#### GIVEN INFORMATION ####
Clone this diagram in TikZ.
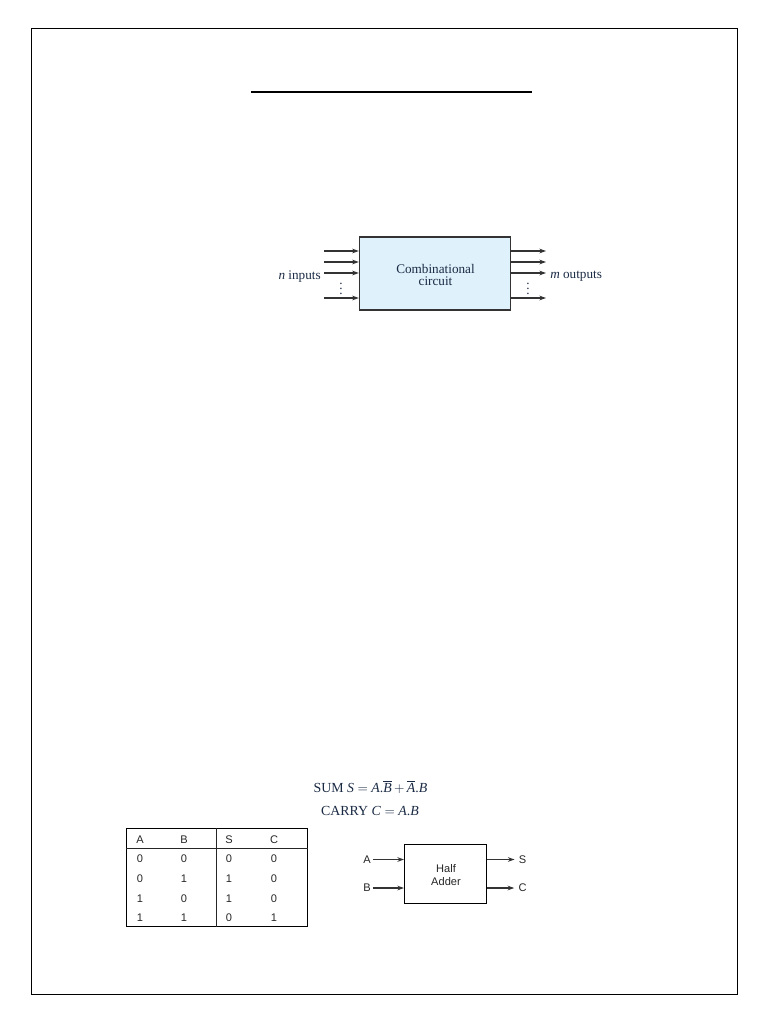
\documentclass[tikz,border=0pt]{standalone}
\usepackage{fontspec}
\setmainfont{Liberation Serif}
\newfontfamily\tablefont{Liberation Sans}
\usetikzlibrary{arrows.meta}
\definecolor{boxblue}{HTML}{DFF1FB}
\definecolor{inkblue}{HTML}{1A2A44}
\tikzset{
    sigline/.style={-{Stealth[length=5pt,width=3.5pt]},line width=0.8pt,draw=black!80},
    serifLabel/.style={inner sep=0pt,text=inkblue,font=\fontsize{9.9}{10}\selectfont},
    sumLabel/.style={inner sep=0pt,text=inkblue,font=\fontsize{10.4}{12}\selectfont},
    sansLabel/.style={inner sep=0pt,text=black!85,font=\tablefont\fontsize{8.3}{9.5}\selectfont}
}
\begin{document}
\begin{tikzpicture}[x=0.75pt,y=-0.75pt]
    \useasboundingbox (0,0) rectangle (768,1024);
    \node[draw=black,line width=0.75pt,minimum width=529.5pt,minimum height=723.75pt,inner sep=0pt] (page) at (384,511.5) {};
    \coordinate (ruleL) at (251,92.5);
    \coordinate (ruleR) at (532,92.5);
    \draw[line width=1.5pt] (ruleL) -- (ruleR);

    % combinational circuit
    \node[draw=black!80,line width=0.8pt,fill=boxblue,minimum width=113.5pt,minimum height=54.75pt,inner sep=0pt] (comb) at (435,273.5) {};
    \node[serifLabel,align=center] (combText) at (435.5,275) {Combinational\\[-0.5pt]circuit};
    \foreach \name/\ypos in {a/251,b/262,c/273,d/298} {
        \coordinate (in\name) at (324,\ypos);
        \coordinate (out\name) at (546,\ypos);
        \draw[sigline] (in\name) -- (in\name -| comb.west);
        \draw[sigline] (out\name -| comb.east) -- (out\name);
    }
    \node[serifLabel,anchor=east] (inLabel) at (321,276.5) {\textit{n} inputs};
    \node[serifLabel,anchor=west] (outLabel) at (550,276.5) {\textit{m} outputs};
    \node[serifLabel] (inDots) at (341,285) {$\vdots$};
    \node[serifLabel] (outDots) at (528,285) {$\vdots$};

    % equations
    \node[sumLabel] (sumEq) at (370.5,787) {SUM \textit{S} $=$ \textit{A}.$\overline{\mbox{\textit{B}}}$\,$+$\,$\overline{\mbox{\textit{A}}}$.\textit{B}};
    \node[sumLabel] (carryEq) at (370,810.5) {CARRY \textit{C} $=$ \textit{A}.\textit{B}};

    % truth table
    \node[draw=black,line width=0.8pt,minimum width=135.5pt,minimum height=73.5pt,inner sep=0pt] (tbl) at (216.75,877.5) {};
    \node[inner sep=0pt] (tblSplit) at (216.5,848.5) {};
    \draw[line width=0.8pt,draw=black!85] (tblSplit -| tbl.west) -- (tblSplit -| tbl.east);
    \draw[line width=0.8pt,draw=black!85] (tblSplit |- tbl.north) -- (tblSplit |- tbl.south);
    \foreach \rowY/\aval/\bval/\sval/\cval [count=\r] in {840/A/B/S/C,859/0/0/0/0,879/0/1/1/0,899/1/0/1/0,918/1/1/0/1} {
        \node[sansLabel] (cellA\r) at (140,\rowY) {\aval};
        \node[sansLabel] (cellB\r) at (184,\rowY) {\bval};
        \node[sansLabel] (cellS\r) at (229,\rowY) {\sval};
        \node[sansLabel] (cellC\r) at (274,\rowY) {\cval};
    }

    % half adder
    \node[draw=black,line width=0.8pt,minimum width=61.5pt,minimum height=44pt,inner sep=0pt] (adder) at (445.5,874) {};
    \node[sansLabel,align=center] (adderText) at (446,875) {Half\\[0.5pt]Adder};
    \node[sansLabel] (inA) at (367,859.5) {A};
    \node[sansLabel] (inB) at (367,888) {B};
    \node[sansLabel] (outS) at (522.5,859.5) {S};
    \node[sansLabel] (outC) at (522.5,888) {C};
    \draw[sigline] (inA.east) ++(2.5,0) -- (inA -| adder.west);
    \draw[sigline] (inB.east) ++(2.5,0) -- (inB -| adder.west);
    \draw[sigline] (outS -| adder.east) -- ([xshift=-3pt]outS.west);
    \draw[sigline] (outC -| adder.east) -- ([xshift=-3pt]outC.west);
\end{tikzpicture}
\end{document}
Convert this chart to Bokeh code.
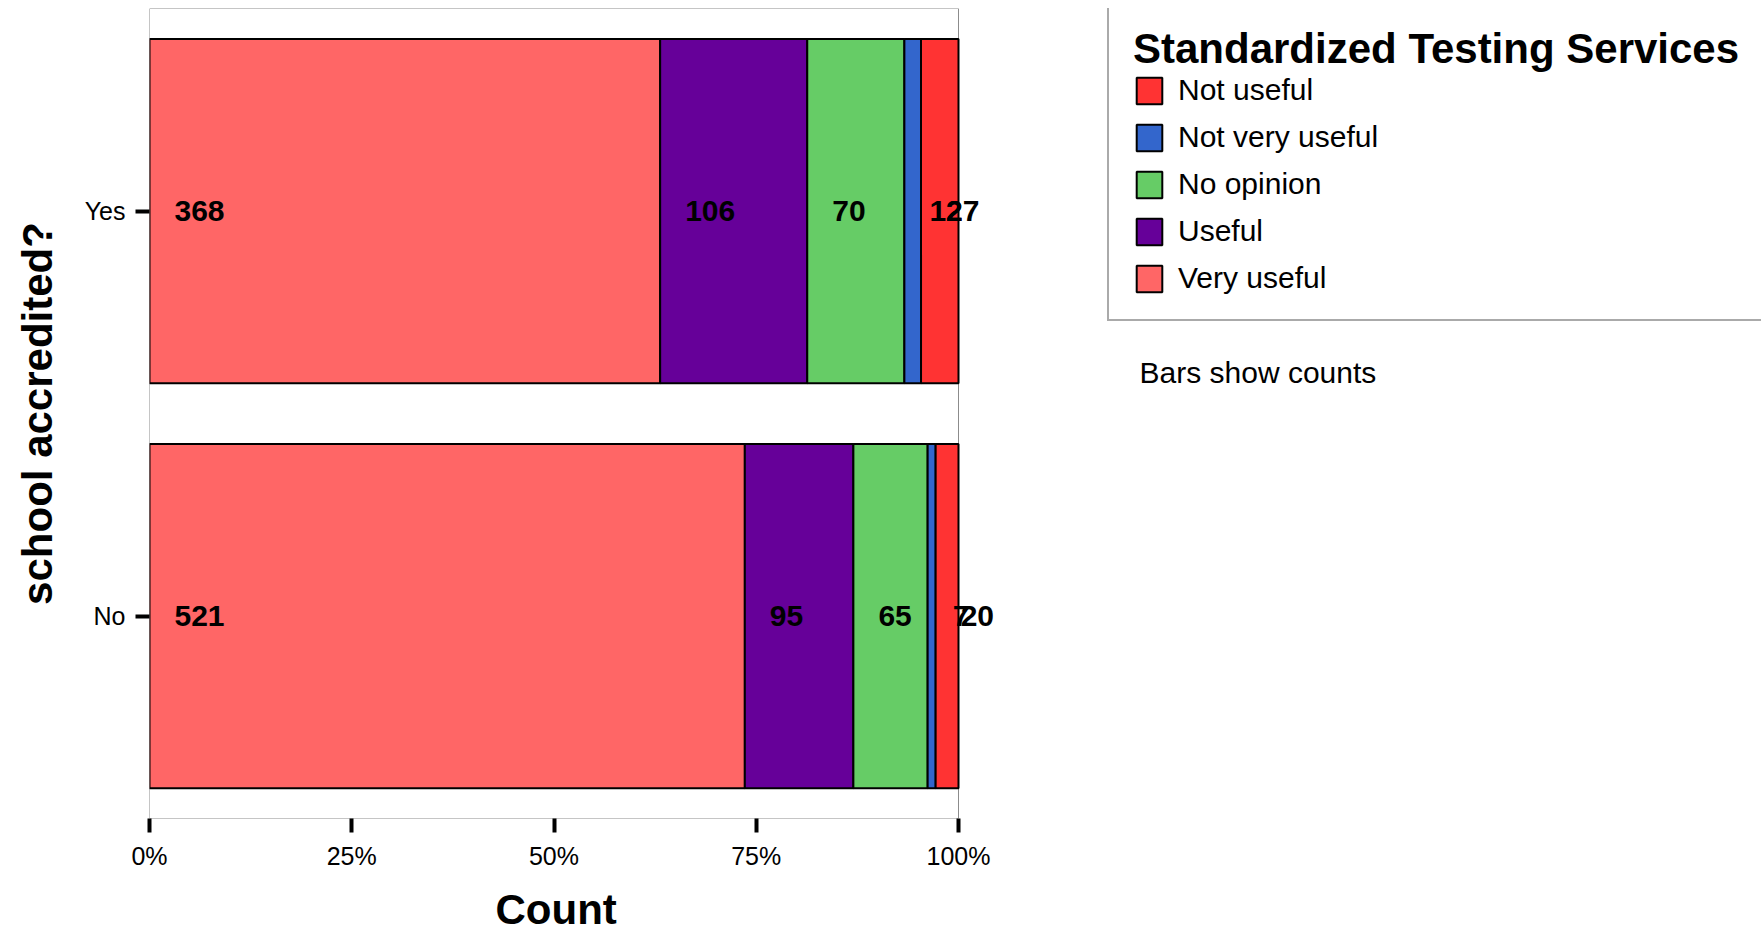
####
Pictures are excluded; copy all other data exactly as shown.

- **RESPONSE TO THIS TASK**
Clone this diagram in TikZ.
\documentclass[tikz,border=0pt]{standalone}
\usepackage{fontspec}
\setmainfont{Liberation Serif}
\newfontfamily\tablefont{Liberation Sans}
\usetikzlibrary{arrows.meta}
\definecolor{boxblue}{HTML}{DFF1FB}
\definecolor{inkblue}{HTML}{1A2A44}
\tikzset{
    sigline/.style={-{Stealth[length=5pt,width=3.5pt]},line width=0.8pt,draw=black!80},
    serifLabel/.style={inner sep=0pt,text=inkblue,font=\fontsize{9.9}{10}\selectfont},
    sumLabel/.style={inner sep=0pt,text=inkblue,font=\fontsize{10.4}{12}\selectfont},
    sansLabel/.style={inner sep=0pt,text=black!85,font=\tablefont\fontsize{8.3}{9.5}\selectfont}
}
\begin{document}
\begin{tikzpicture}[x=0.75pt,y=-0.75pt]
    \useasboundingbox (0,0) rectangle (768,1024);
    \node[draw=black,line width=0.75pt,minimum width=529.5pt,minimum height=723.75pt,inner sep=0pt] (page) at (384,511.5) {};
    \coordinate (ruleL) at (251,92.5);
    \coordinate (ruleR) at (532,92.5);
    \draw[line width=1.5pt] (ruleL) -- (ruleR);

    % combinational circuit
    \node[draw=black!80,line width=0.8pt,fill=boxblue,minimum width=113.5pt,minimum height=54.75pt,inner sep=0pt] (comb) at (435,273.5) {};
    \node[serifLabel,align=center] (combText) at (435.5,275) {Combinational\\[-0.5pt]circuit};
    \foreach \name/\ypos in {a/251,b/262,c/273,d/298} {
        \coordinate (in\name) at (324,\ypos);
        \coordinate (out\name) at (546,\ypos);
        \draw[sigline] (in\name) -- (in\name -| comb.west);
        \draw[sigline] (out\name -| comb.east) -- (out\name);
    }
    \node[serifLabel,anchor=east] (inLabel) at (321,276.5) {\textit{n} inputs};
    \node[serifLabel,anchor=west] (outLabel) at (550,276.5) {\textit{m} outputs};
    \node[serifLabel] (inDots) at (341,285) {$\vdots$};
    \node[serifLabel] (outDots) at (528,285) {$\vdots$};

    % equations
    \node[sumLabel] (sumEq) at (370.5,787) {SUM \textit{S} $=$ \textit{A}.$\overline{\mbox{\textit{B}}}$\,$+$\,$\overline{\mbox{\textit{A}}}$.\textit{B}};
    \node[sumLabel] (carryEq) at (370,810.5) {CARRY \textit{C} $=$ \textit{A}.\textit{B}};

    % truth table
    \node[draw=black,line width=0.8pt,minimum width=135.5pt,minimum height=73.5pt,inner sep=0pt] (tbl) at (216.75,877.5) {};
    \node[inner sep=0pt] (tblSplit) at (216.5,848.5) {};
    \draw[line width=0.8pt,draw=black!85] (tblSplit -| tbl.west) -- (tblSplit -| tbl.east);
    \draw[line width=0.8pt,draw=black!85] (tblSplit |- tbl.north) -- (tblSplit |- tbl.south);
    \foreach \rowY/\aval/\bval/\sval/\cval [count=\r] in {840/A/B/S/C,859/0/0/0/0,879/0/1/1/0,899/1/0/1/0,918/1/1/0/1} {
        \node[sansLabel] (cellA\r) at (140,\rowY) {\aval};
        \node[sansLabel] (cellB\r) at (184,\rowY) {\bval};
        \node[sansLabel] (cellS\r) at (229,\rowY) {\sval};
        \node[sansLabel] (cellC\r) at (274,\rowY) {\cval};
    }

    % half adder
    \node[draw=black,line width=0.8pt,minimum width=61.5pt,minimum height=44pt,inner sep=0pt] (adder) at (445.5,874) {};
    \node[sansLabel,align=center] (adderText) at (446,875) {Half\\[0.5pt]Adder};
    \node[sansLabel] (inA) at (367,859.5) {A};
    \node[sansLabel] (inB) at (367,888) {B};
    \node[sansLabel] (outS) at (522.5,859.5) {S};
    \node[sansLabel] (outC) at (522.5,888) {C};
    \draw[sigline] (inA.east) ++(2.5,0) -- (inA -| adder.west);
    \draw[sigline] (inB.east) ++(2.5,0) -- (inB -| adder.west);
    \draw[sigline] (outS -| adder.east) -- ([xshift=-3pt]outS.west);
    \draw[sigline] (outC -| adder.east) -- ([xshift=-3pt]outC.west);
\end{tikzpicture}
\end{document}
Convert this chart to Bokeh code.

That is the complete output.